Raising the Undead: The Making of All Souls Day is a 36-minute featurette with interviews from Kasten, Altman, and several cast & crew members. A pretty typical love & praise-fest for all involved, it does offer some interesting stories from the All Souls Day shoot. The guys' admiration for their end product seems just a bit overstated, but hey, they're psyched about their goofy little zombie flick. I guess I would be, too.

Faces of Death: The Make-Up Effects of All Souls Day is a 16-minute up close & personal look at all the splattery goodness tossed onto the screen by FX guru Robert Hall and his team of zombie-lovin' freaks.

Jailhouse Rock: The Stunts of All Souls Day runs about 16 minutes and focuses on the workmanlike yet nifty stuntworks orchestrated by Charlie Parrish and Danny Wayne.

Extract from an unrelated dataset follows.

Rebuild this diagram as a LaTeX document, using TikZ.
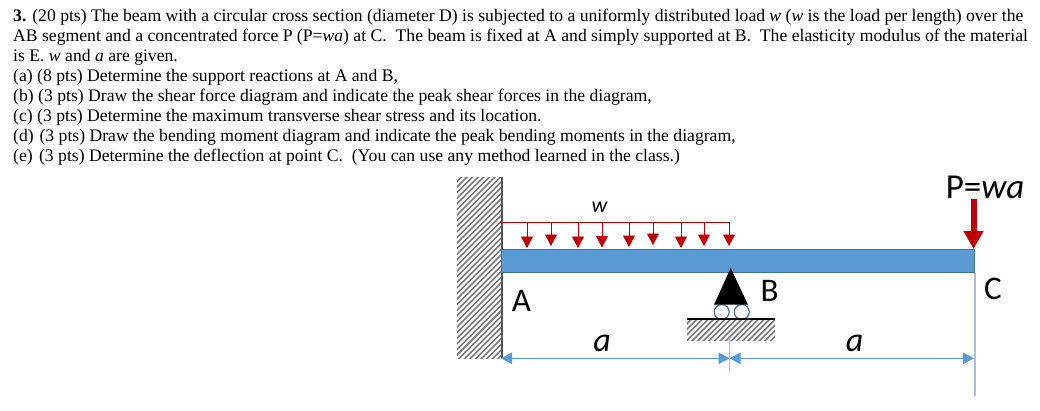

A second page of extras delivers a storyboard gallery, one deleted scene and one extended scene, and a handful of trailers for All Souls Day, Near Dark, Dawn of the Dead, Demon Hunter, and It Waits.

The package also includes a 16-page booklet with several still photos and a pair of essays by Jeremy Kasten and Mark Altman.

Final Thoughts

This one's for the genre freaks only, or those who saw the flick on the Sci-Fi Network, kinda dug it, and were annoyed at how all the gore was snipped out. It's cheap, it's cheesy, it's periodically very silly, but it's also got some solid splatter and just enough horror highlights to warrant a mild recommendation.


Full disclosure: All Souls Day is the first movie produced under the CFQ Films banner, which is a branch of Cinefantastique Magazine. Femme Fatales Magazine is also related to CFQ, and since I've written a few articles for FF, I thought it was only right to mention the connection. I've never met, communicated with, or received anything from Mr. Kasten or Mr. Altman, so trust me when I say this review represents my honest opinion. I'd bail on the magazine gig before I'd bullshit my readers.